El trayecto duró una hora exacta, en la cual descendimos ciento cincuenta metros. Una cuadra y media que, en el barrio no es nada, pero por debajo del volcán cambia la perspectiva.
Por supuesto que era imposible no preguntarse por el demonio pero la respuesta se hizo esperar hasta el final de la cueva. Bueno, el final no porque continuaba más allá, pero nosotros no iríamos. La guía nos contó que unos exploradores franceses en la década del ochenta lo habían  intentado sin éxito, lo que atribuyó a no contar con la tecnología que hoy contamos. Luego nos invitó a apagar los celulares y a hacer silencio. Ella apagaría la luz que en el techo de la cueva alumbrada débilmente la escena.
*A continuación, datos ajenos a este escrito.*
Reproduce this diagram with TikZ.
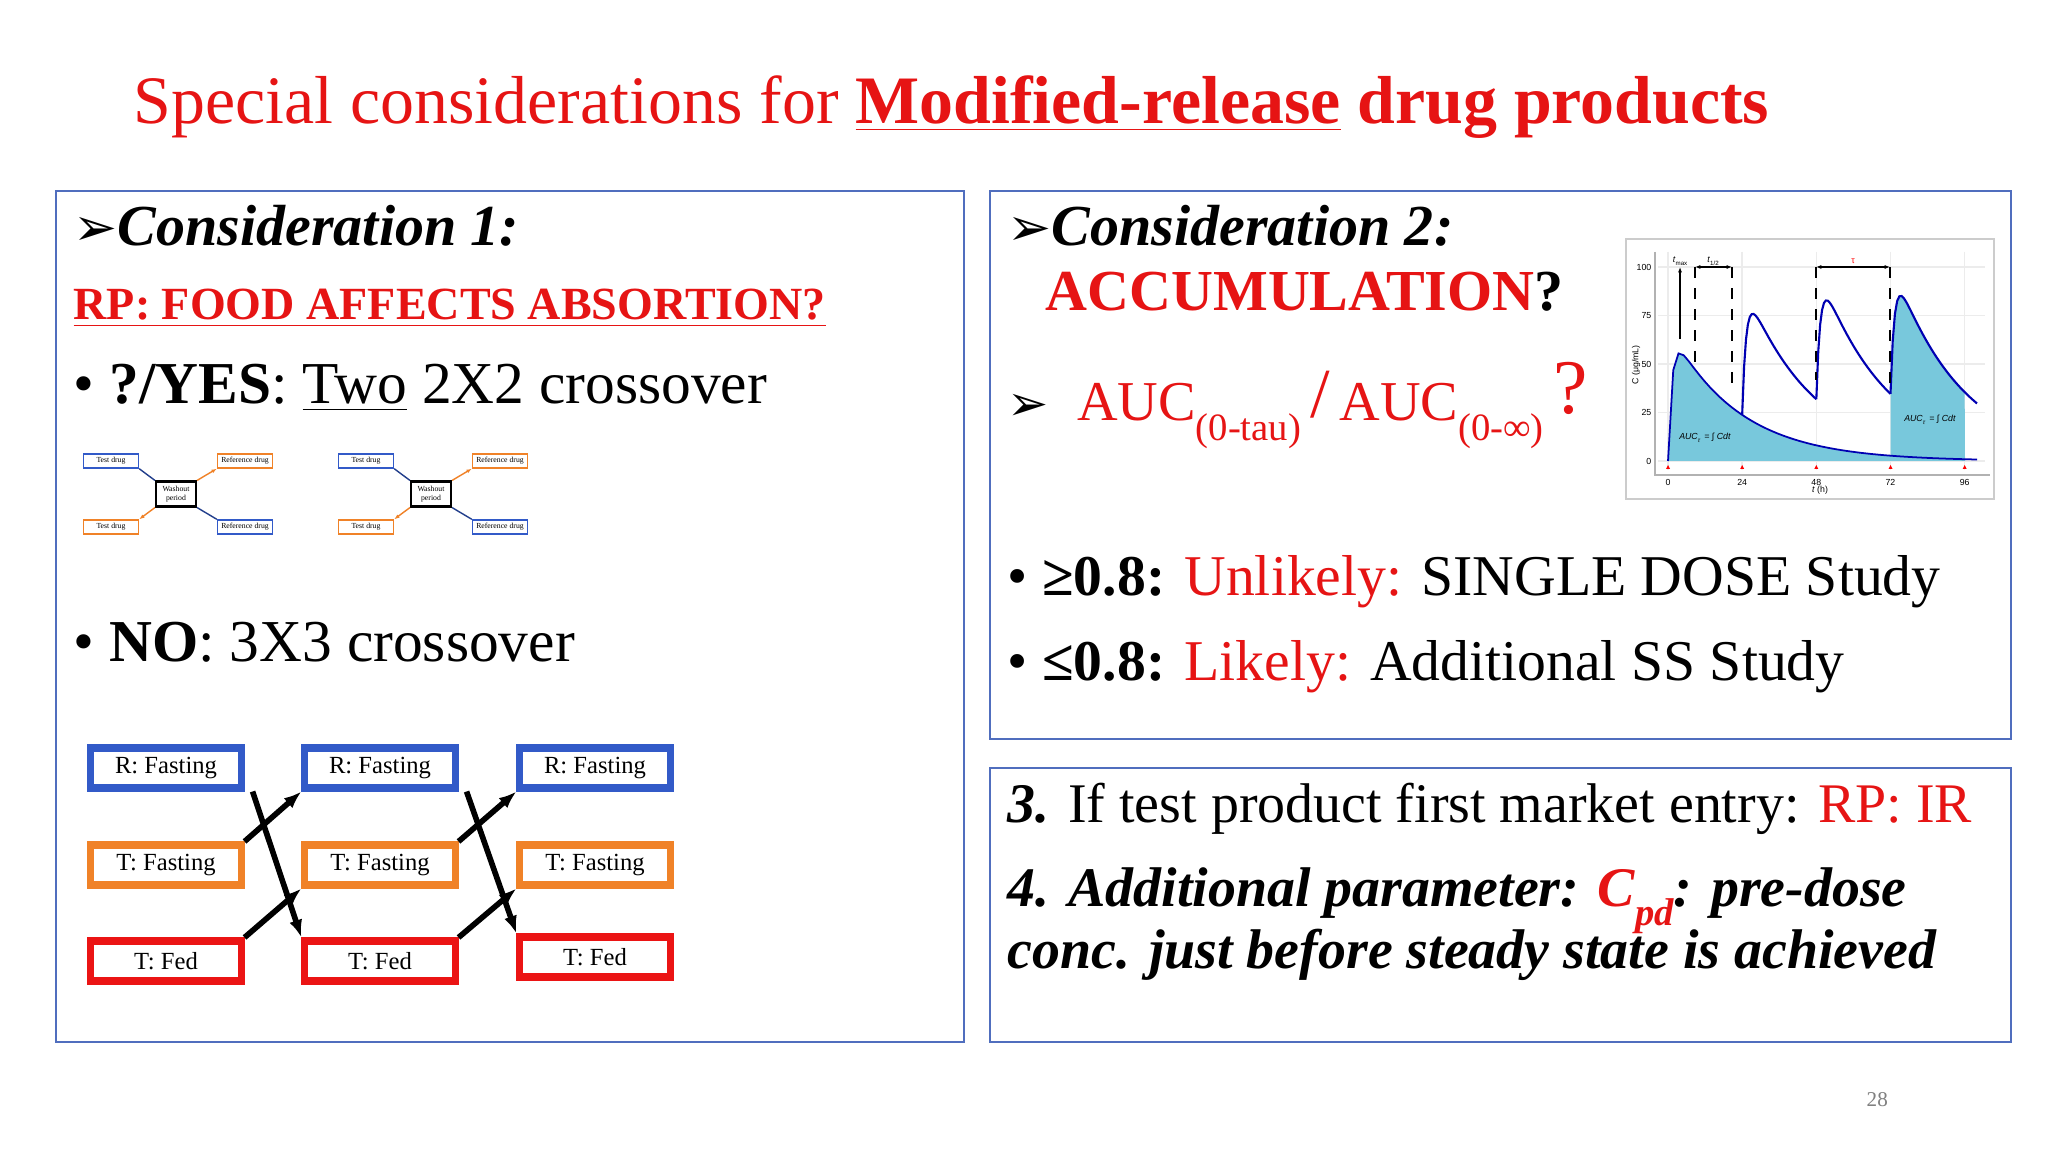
\documentclass[tikz,border=0pt]{standalone}
\usepackage{fontspec}
\setmainfont{Liberation Serif}
\newfontfamily\djv{DejaVu Sans}
\newfontfamily\lsans{Liberation Sans}
\usetikzlibrary{arrows.meta}
\definecolor{myred}{RGB}{230,20,20}
\definecolor{boxblue}{RGB}{80,110,190}
\definecolor{xblue}{RGB}{50,90,200}
\definecolor{xorange}{RGB}{240,130,40}
\definecolor{xred}{RGB}{235,20,20}
\definecolor{fillblue}{RGB}{120,200,220}
\newcommand{\lowsub}[2]{\raisebox{-0.35em}{\fontsize{#1}{#1}\selectfont #2}}
\begin{document}
\begin{tikzpicture}[x=0.01cm,y=-0.01cm,
  panel/.style={draw=boxblue,line width=0.8pt},
  txt/.style={anchor=base west,inner sep=0pt},
  xbox/.style={draw,line width=2pt,minimum width=1.5cm,minimum height=0.4cm,inner sep=0pt,font=\fontsize{7}{8}\selectfont},
  sbox/.style={draw,line width=0.4pt,minimum width=0.55cm,minimum height=0.14cm,inner sep=0pt,font=\fontsize{2.2}{2.5}\selectfont},
  xarr/.style={-{Latex[length=5pt]},line width=1.6pt},
  ctxt/.style={inner sep=0pt,font=\lsans\fontsize{2.5}{3}\selectfont},
  bigf/.style={font=\fontsize{16.5}{19}\selectfont}]
\useasboundingbox (0,0) rectangle (2048,1152);
\fill[white] (0,0) rectangle (2048,1152);
% title
\node[txt,text=myred,font=\fontsize{19.3}{22}\selectfont] (title) at (133,124) {Special considerations for \textbf{\underline{Modified-release}} \textbf{drug products}};
% panels
\draw[panel] (56,191) rectangle (964,1042);
\draw[panel] (990,191) rectangle (2011,739);
\draw[panel] (990,768) rectangle (2011,1042);
\node[txt,text=gray,font=\fontsize{6}{7}\selectfont] (pg) at (1866,1106) {28};
% left panel
\node[txt,bigf] (c1) at (73,246) {{\djv\fontsize{15}{16}\selectfont ➢}\textbf{\textit{Consideration 1:}}};
\node[txt,text=myred,font=\fontsize{13.1}{15}\selectfont\bfseries] (rp) at (73,320) {\underline{RP: FOOD AFFECTS ABSORTION?}};
\node[txt,font=\fontsize{16.9}{19}\selectfont] (yes) at (73,404) {• \textbf{?/YES}: \underline{Two} 2X2 crossover};
\node[txt,font=\fontsize{16.9}{19}\selectfont] (no) at (73,661) {• \textbf{NO}: 3X3 crossover};
% small diagrams
\foreach \o/\n in {0/a,255/b}{
  \node[sbox,draw=xblue] (\n1) at (111+\o,461) {Test drug};
  \node[sbox,draw=xorange] (\n2) at (245+\o,461) {Reference drug};
  \node[sbox,draw=black,line width=0.6pt,minimum width=0.4cm,minimum height=0.25cm,align=center] (\n3) at (176+\o,494) {Washout\\period};
  \node[sbox,draw=xorange] (\n4) at (111+\o,527) {Test drug};
  \node[sbox,draw=xblue] (\n5) at (245+\o,527) {Reference drug};
  \draw[xblue!70!black,line width=0.4pt] (\n1.south east) -- (\n3.north west);
  \draw[xorange,line width=0.4pt,-{Latex[length=1.5pt]}] (\n3.north east) -- (\n2.south west);
  \draw[xorange,line width=0.4pt,-{Latex[length=1.5pt]}] (\n3.south west) -- (\n4.north east);
  \draw[xblue!70!black,line width=0.4pt] (\n3.south east) -- (\n5.north west);
}
% 3x3 crossover
\foreach \c/\x in {1/166,2/380,3/595}{
  \node[xbox,draw=xblue] (r\c) at (\x,768) {R: Fasting};
  \node[xbox,draw=xorange] (f\c) at (\x,865) {T: Fasting};
}
\node[xbox,draw=xred] (d1) at (166,961) {T: Fed};
\node[xbox,draw=xred] (d2) at (380,961) {T: Fed};
\node[xbox,draw=xred] (d3) at (595,957) {T: Fed};
\foreach \a/\b in {1/2,2/3}{
  \draw[xarr] (r\a.south east) ++(8,0) -- (d\b.north west);
  \draw[xarr] (f\a.north east) -- (r\b.south west);
  \draw[xarr] (d\a.north east) -- (f\b.south west);
}
% right top panel
\node[txt,bigf] (c2) at (1007,246) {{\djv\fontsize{15}{16}\selectfont ➢}\textbf{\textit{Consideration 2:}}};
\node[txt,bigf] (acc) at (1045,311) {\textbf{\textcolor{myred}{ACCUMULATION}?}};
\node[txt,font=\fontsize{16}{19}\selectfont] (auc) at (1007,421) {{\djv\fontsize{14}{16}\selectfont ➢}\ \ \textcolor{myred}{AUC\lowsub{11}{(0-tau)}\,\raisebox{1pt}{\fontsize{20}{22}\selectfont/}\,AUC\lowsub{11}{(0-∞)}\,\raisebox{2pt}{\fontsize{22}{24}\selectfont ?}}};
\node[txt,font=\fontsize{16.4}{19}\selectfont] (b1) at (1007,596) {• \textbf{≥0.8:} \textcolor{myred}{Unlikely:} SINGLE DOSE Study};
\node[txt,font=\fontsize{16.4}{19}\selectfont] (b2) at (1007,680) {• \textbf{≤0.8:} \textcolor{myred}{Likely:} Additional SS Study};
% chart
\begin{scope}
\draw[gray!40,line width=0.4pt] (1626,239) rectangle (1994,499);
\draw[gray!60,line width=0.4pt] (1655,252) -- (1655,475) -- (1990,475);
\foreach \t in {0,24,48,72,96}{\draw[gray!15] ({1668+3.09*\t},252) -- ({1668+3.09*\t},470);
  \node[ctxt] (xt\t) at ({1668+3.09*\t},482) {\t};
  \fill[red] ({1668+3.09*\t-2},469) -- ({1668+3.09*\t+2},469) -- ({1668+3.09*\t},465) -- cycle;}
\foreach \v in {0,25,50,75,100}{\draw[gray!15] (1658,{461-1.94*\v}) -- (1985,{461-1.94*\v});
  \node[ctxt,anchor=east] (yt\v) at (1652,{461-1.94*\v}) {\v};}
\node[ctxt] (xl) at (1820,490) {\textit{t} (h)};
\node[ctxt,rotate=90] (yl) at (1636,365) {C (μg/mL)};
\fill[fillblue] (1668,461) -- plot[domain=0:96,samples=60] ({1668+3.09*\x},{461-1.94*70*(exp(-0.045*\x)-exp(-0.8*\x))}) -- (1965,461) -- cycle;
\fill[fillblue] (1890.5,461) -- plot[domain=72:96,samples=30] ({1668+3.09*\x},{461-1.94*70*(exp(-0.045*\x)-exp(-0.8*\x)+exp(-0.045*(\x-24))-exp(-0.8*(\x-24))+exp(-0.045*(\x-48))-exp(-0.8*(\x-48))+exp(-0.045*(\x-72))-exp(-0.8*(\x-72)))}) -- (1965,461) -- cycle;
\draw[blue!70!black,line width=0.5pt] plot[domain=0:100,samples=60] ({1668+3.09*\x},{461-1.94*70*(exp(-0.045*\x)-exp(-0.8*\x))});
\draw[blue!70!black,line width=0.6pt] plot[domain=24:48,samples=40] ({1668+3.09*\x},{461-1.94*70*(exp(-0.045*\x)-exp(-0.8*\x)+exp(-0.045*(\x-24))-exp(-0.8*(\x-24)))});
\draw[blue!70!black,line width=0.6pt] plot[domain=48:72,samples=40] ({1668+3.09*\x},{461-1.94*70*(exp(-0.045*\x)-exp(-0.8*\x)+exp(-0.045*(\x-24))-exp(-0.8*(\x-24))+exp(-0.045*(\x-48))-exp(-0.8*(\x-48)))});
\draw[blue!70!black,line width=0.6pt] plot[domain=72:100,samples=40] ({1668+3.09*\x},{461-1.94*70*(exp(-0.045*\x)-exp(-0.8*\x)+exp(-0.045*(\x-24))-exp(-0.8*(\x-24))+exp(-0.045*(\x-48))-exp(-0.8*(\x-48))+exp(-0.045*(\x-72))-exp(-0.8*(\x-72)))});
\draw[dashed,line width=0.3pt] (1695,267) -- (1695,370) (1732,267) -- (1732,392);
\draw[dashed,line width=0.3pt] (1816,267) -- (1816,380) (1890,267) -- (1890,385);
\draw[line width=0.3pt,-{Latex[length=1.5pt]}] (1680,339) -- (1680,267);
\draw[line width=0.3pt,{Latex[length=1.5pt]}-{Latex[length=1.5pt]}] (1695,267) -- (1732,267);
\draw[line width=0.3pt,{Latex[length=1.5pt]}-{Latex[length=1.5pt]}] (1816,267) -- (1890,267);
\node[ctxt] (tm) at (1681,261) {\textit{t}\textsubscript{max}};
\node[ctxt] (th) at (1714,261) {\textit{t}\textsubscript{1/2}};
\node[ctxt,text=red] (tau) at (1853,261) {τ};
\node[ctxt] (a1) at (1705,438) {\textit{AUC\textsubscript{τ} = ∫ Cdt}};
\node[ctxt] (a2) at (1930,420) {\textit{AUC\textsubscript{τ} = ∫ Cdt}};
\end{scope}
% right bottom panel
\node[txt,font=\fontsize{15.9}{18}\selectfont] (p3) at (1007,822) {\textbf{\textit{3.}} If test product first market entry: \textcolor{myred}{RP: IR}};
\node[txt,font=\fontsize{15.9}{18}\selectfont\bfseries\itshape] (p4) at (1007,906) {4. Additional parameter: \textcolor{myred}{C\lowsub{11}{pd}}: pre-dose};
\node[txt,font=\fontsize{15.9}{18}\selectfont\bfseries\itshape] (p5) at (1007,968) {conc. just before steady state is achieved};
\end{tikzpicture}
\end{document}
Un estremecimiento recorrió el contingente. El silencio parecía imposible salvo cuando se apagó la luz completamente. Dijo que así se debieron sentir los exploradores franceses, pero sonó raro. Ya Verne en su viaje al centro de la tierra llevaba linternas. Acto seguido nos recordó cual era el nombre originario del volcán. Villarrica era el que le habían puesto los “colonos” como le dicen aquí a los colonizadores. Se llamaba Ruca – Pillan, traducido como casa del diablo. Las risas nerviosas interrumpieron el silencio. Se prendieron todas las luces y fin de la función. No sé qué entendían por diablo los Mapuches, pero éste, el de la traducción, es el viejo diablo occidental, que tanto tienta como castiga a los que quieren acercarse al centro de la experiencia y que ahora, como siempre, trabaja para la empresa. Afuera la amenaza seguía intacta.